Reza Zarrab, gardiyana ait telefonu kullanarak kızıyla görüntülü konuşma yaptığını, avukatlarını aradığını ve diğer tutuklulara para vererek onlardan kontör satın aldığını kabul etti. Ancak, bilgisayar odasında kendisi için yer tutmaları karşılığında insanlara para verdiği iddiasını reddetti.

'100 MİLYON BELKİ DE 150 MİLYON DOLAR'

Avukat Fleming'in tüm bu suçlardan ne kazandınız sorusuna Zarrab, "Tam olarak hatırlamıyorum ama 100 milyon dolar olabilir. Belki de 150 milyon dolar." dedi.İ

"Bank Mellat ile ve bu bankaya ait Mellat Exchange şirketiyle de çalışıyor muydunuz?" sorusunu "Bank Mellat'a bağlı olan Mellat Exchange ile çalıştığım doğrudur" diye yanıtladı.
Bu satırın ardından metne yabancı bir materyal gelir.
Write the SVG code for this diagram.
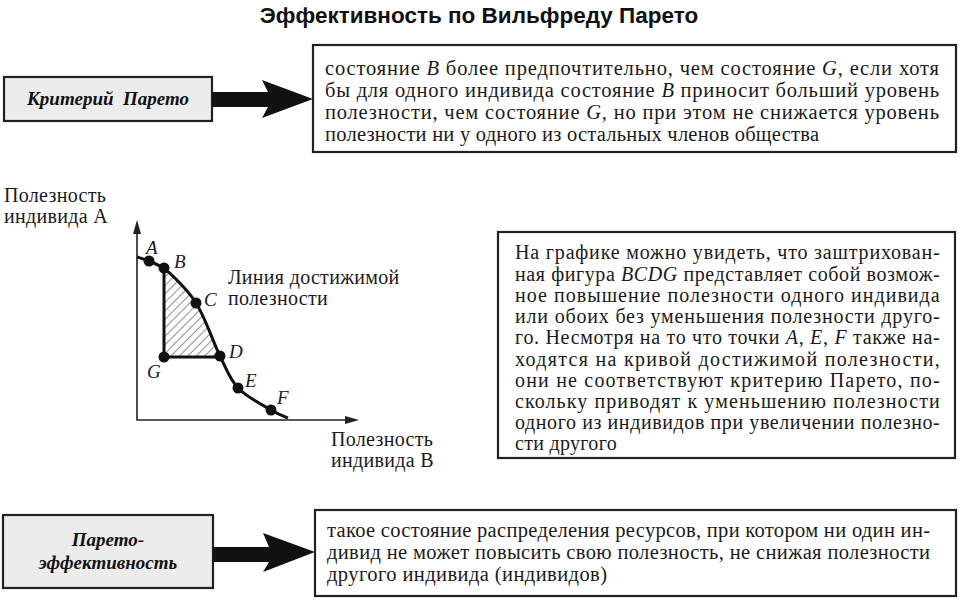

Zarrab, babasına ait Al Nafees Exchange şirketi ile "herhangi bir ortaklığının olmadığını, bu şirkette herhangi bir hissesi olmadığını" iddia etti. Zarrabın babası, ABD'nin İran'a yönelik yaptırımlarını ihlal etmekle suçlanıyordu. Avukat Fleming, Zarrab'ın babasının para cezası ödediğini iddia etti. Sarraf böyle bir şey olmadığı konusunda ısrarcı davrandı.

Mehmet Hakan Atilla'nın avukatı Fleming, bazı Türkçe ses kayıtlarını mahkemeye delil olarak sundu. Zarrab, Hakan Atilla hakkında "Ben onun patronu değildim, yaptığı faaliyetlerin kapsamını bilmiyor olabilirim." dedi.

Avukat Fleming Reza Zarrab'a bir sürü soru sorarak Levent Balkan'ın, müvekkili Atilla'dan daha büyük bir rol oynadığını ima etti ve Zarrab'ın telefonunun Türkiye tarafından dinlendiğini söyledi.